The last time I arrived in Petersburg, I tried a new plan. Instead of making a trip of a couple of miles to get the signature of our police captain, or sending the petition at the languid convenience of the overworked dvornik, I went to the general post-office, which was close by, and made a personal request that my mail matter be delivered at my new address. The proper official, whom I found after a search through most of the building, during which I observed their methods, declared that my request was illegal, and ordered me to go for the customary signature. But by this time I had learned that the mere threat to make Russian officials inspect my passport was productive of much the same effect as drawing a pistol on them would have had. It was not in the least necessary to have the document with me; going through the motions was easier, and quite as good. Every man of them flushed up, and repelled the suggestion as a sort of personal insult; but they invariably came to terms on the spot. Accordingly, I tried it here.

This particular man, when I pretended to draw my "open sesame" spell from my pocket, instantly dropped his official air, asked me to write my name, with quite a human, friendly manner, and then remarked, with a very every-day laugh, "That is sufficient. I have seen so much of it on your previous petitions that I can swear to it myself much better than the police captain could."

As an offset to my anecdotes about our being lost through inability to riddle out our name on the part of the police, I must relate an instance where the post-office displayed remarkable powers of divination. One day I received an official notification from the post-office that there was a misdirected parcel for me from Moscow, lying in the proper office,-would I please to call for it? I called. The address on the parcel was "Madame Argot," I was informed, but I must get myself certified to before I could receive it.

"But how am I to do that? I am not Madame Argot. Are you sure the parcel is for me?"

"Perfectly. It's your affair to get the certificate."

I went to the police station, one which I had not visited before, and stated the case.

"Go home and send the dvornik, as is proper," replied the captain loftily.

I argued the matter, after my usual fashion, and at last he affixed his signature to my document, with the encouraging remark: "Well, even with this you won't get that parcel, because the name is not yours."

"Trust me for that," I retorted. "As they are clever enough to know that it is for me, they will be clever enough to give it to me, or I will persuade them that they are."

Back I went to the post-office. I had never been in that department previously, I may mention. Then I was shown a box, and asked if I expected it, and from whom it came. I asserted utter ignorance; but, as I took it in my hand, I heard a rattling, and it suddenly flashed across my mind that it might be the proofs of some photographs which the Moscow artist had "hurried" through in one month. The amiable post-office "blindman," who had riddled out the address, was quite willing to give me the parcel without further ado, but I said:-

"Open it, and you will soon see whether it really belongs to me."

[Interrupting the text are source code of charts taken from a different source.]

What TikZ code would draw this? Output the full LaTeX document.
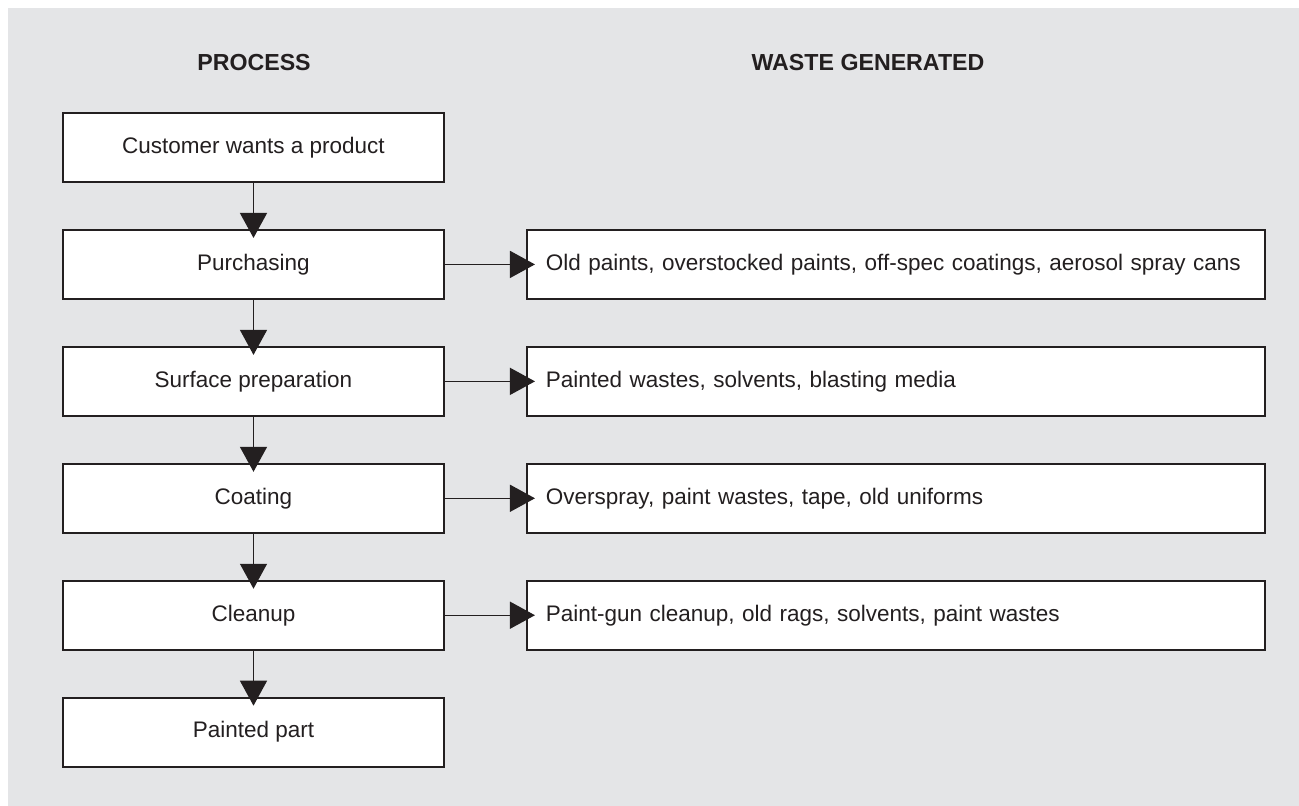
\documentclass[tikz,border=0pt]{standalone}
\usepackage{fontspec}
\setmainfont{Liberation Sans}
\usetikzlibrary{arrows.meta,positioning}
\definecolor{PanelGray}{RGB}{228,229,231}
\definecolor{InkDark}{RGB}{35,31,32}
\tikzset{
  procbox/.style={draw=InkDark,fill=white,line width=1.1pt,
    minimum width=7.62cm,minimum height=1.38cm,inner sep=0pt,
    text=InkDark,font=\fontsize{12.8}{15}\selectfont},
  wastebox/.style={procbox,minimum width=14.76cm,text width=14.0cm,align=left},
  header/.style={text=InkDark,font=\fontsize{13.2}{15}\selectfont\bfseries},
  arrow/.style={-{Triangle[length=0.5cm,width=0.54cm]},line width=0.8pt,
    InkDark,shorten >=-0.18cm}
}

\begin{document}
\begin{tikzpicture}[node distance=0.92cm]
      \useasboundingbox (0,0) rectangle (25.98,-16.12);
      \fill[PanelGray] (0.16,-0.16) rectangle (25.98,-16.12);
      \node[header] (process) at (5.08,-1.26) {PROCESS};
      \node[header] (waste) at (17.36,-1.26) {WASTE GENERATED};
      % process column
      \node[procbox] (customer) at (5.07,-2.95) {Customer wants a product};
      \node[procbox,below=of customer] (purchasing) {Purchasing};
      \node[procbox,below=of purchasing] (surface) {Surface preparation};
      \node[procbox,below=of surface] (coating) {Coating};
      \node[procbox,below=of coating] (cleanup) {Cleanup};
      \node[procbox,below=of cleanup] (part) {Painted part};
      % waste column
      \node[wastebox,right=1.62cm of purchasing] (purchasingwaste) {Old paints, overstocked paints, off-spec coatings, aerosol spray cans};
      \node[wastebox,right=1.62cm of surface] (surfacewaste) {Painted wastes, solvents, blasting media};
      \node[wastebox,right=1.62cm of coating] (coatingwaste) {Overspray, paint wastes, tape, old uniforms};
      \node[wastebox,right=1.62cm of cleanup] (cleanupwaste) {Paint-gun cleanup, old rags, solvents, paint wastes};
      \draw[arrow] (customer) -- (purchasing);
      \draw[arrow] (purchasing) -- (surface);
      \draw[arrow] (surface) -- (coating);
      \draw[arrow] (coating) -- (cleanup);
      \draw[arrow] (cleanup) -- (part);
      \draw[arrow] (purchasing) -- (purchasingwaste);
      \draw[arrow] (surface) -- (surfacewaste);
      \draw[arrow] (coating) -- (coatingwaste);
      \draw[arrow] (cleanup) -- (cleanupwaste);
    \end{tikzpicture}
\end{document}
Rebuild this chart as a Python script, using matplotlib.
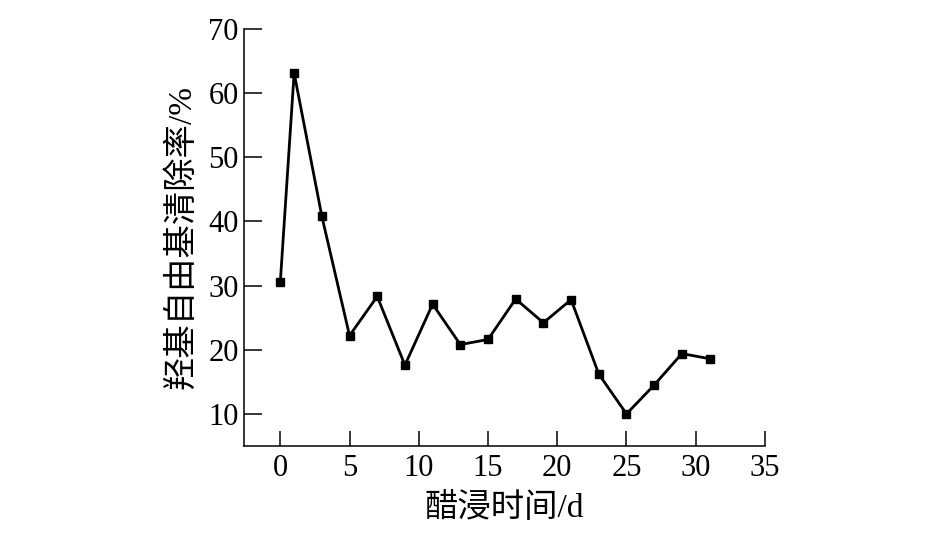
import numpy as np
import matplotlib
matplotlib.use("Agg")
import matplotlib.pyplot as plt

plt.rcParams['font.family'] = ['Liberation Serif', 'Noto Sans CJK SC']

# soaking time (d) and hydroxyl radical scavenging rate (%)
days = [0, 1, 3, 5, 7, 9, 11, 13, 15, 17, 19, 21, 23, 25, 27, 29, 31]
rate = [30.5, 63.1, 40.8, 22.2, 28.3, 17.6, 27.1, 20.8, 21.6, 27.9, 24.2, 27.8, 16.2, 10.0, 14.5, 19.4, 18.6]
xticks = [0, 5, 10, 15, 20, 25, 30, 35]
yticks = [10, 20, 30, 40, 50, 60, 70]

fig = plt.figure(figsize=(9.45, 5.44), dpi=100)
ax = fig.add_axes([0.2585, 0.1801, 0.8095 - 0.2585, 0.9472 - 0.1801])

ax.plot(days, rate, color='black', linewidth=2, marker='s', markersize=6,
        markerfacecolor='black', markeredgecolor='black')

ax.set_xlim(-2.6, 35)
ax.set_ylim(5, 70)
ax.set_xticks(xticks)
ax.set_yticks(yticks)

ax.spines['top'].set_visible(False)
ax.spines['right'].set_visible(False)
for s in ('left', 'bottom'):
    ax.spines[s].set_linewidth(1.1)

ax.tick_params(axis='x', direction='in', length=11, width=1.1, labelsize=22, pad=6)
ax.tick_params(axis='y', direction='in', length=13, width=1.1, labelsize=22, pad=4)

ax.set_xlabel('醋浸时间/d', fontsize=24, labelpad=7)
ax.set_ylabel('羟基自由基清除率/%', fontsize=24, labelpad=8)

fig.savefig('out.png', dpi=100)
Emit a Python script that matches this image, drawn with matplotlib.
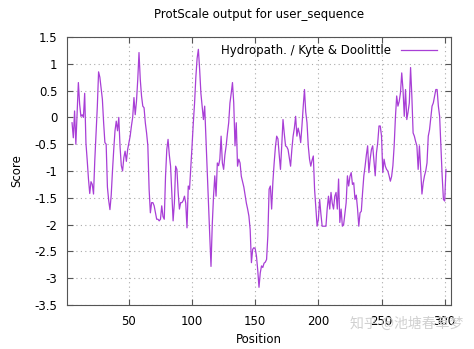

After much protestation he did so, and then we exchanged lavish compliments,-he on the capital likenesses and the skill of the artist; I on the stupidity of the man who could evolve Argot out of my legibly engraved visiting-card, and on the cleverness of the man who could translate that name back into its original form.

The most prominent instance of minute thoughtfulness and care on the part of the post-office officials which came under my notice occurred in the depths of the country. I sent a letter with a ten-kopek stamp on it to the post town, twelve versts distant. Foreign postage had been raised from seven to ten kopeks, and stamps, in a new design, of the latter denomination (hitherto non-existent) had been in use for about four months. The country postmaster, who had seen nothing but the old issues, carefully removed my stamp and sent it back to me, replacing it with a seven-kopek stamp and a three-kopek stamp. I felt, for a moment, as though I had been both highly complimented and gently rebuked for my remarkable skill in counterfeiting!

As a parallel case, I may add that there were plenty of intelligent people in New York city and elsewhere who were not aware that the United States still issued three-cent stamps, or who could tell the color of them, until the Columbian set appeared to attract their attention.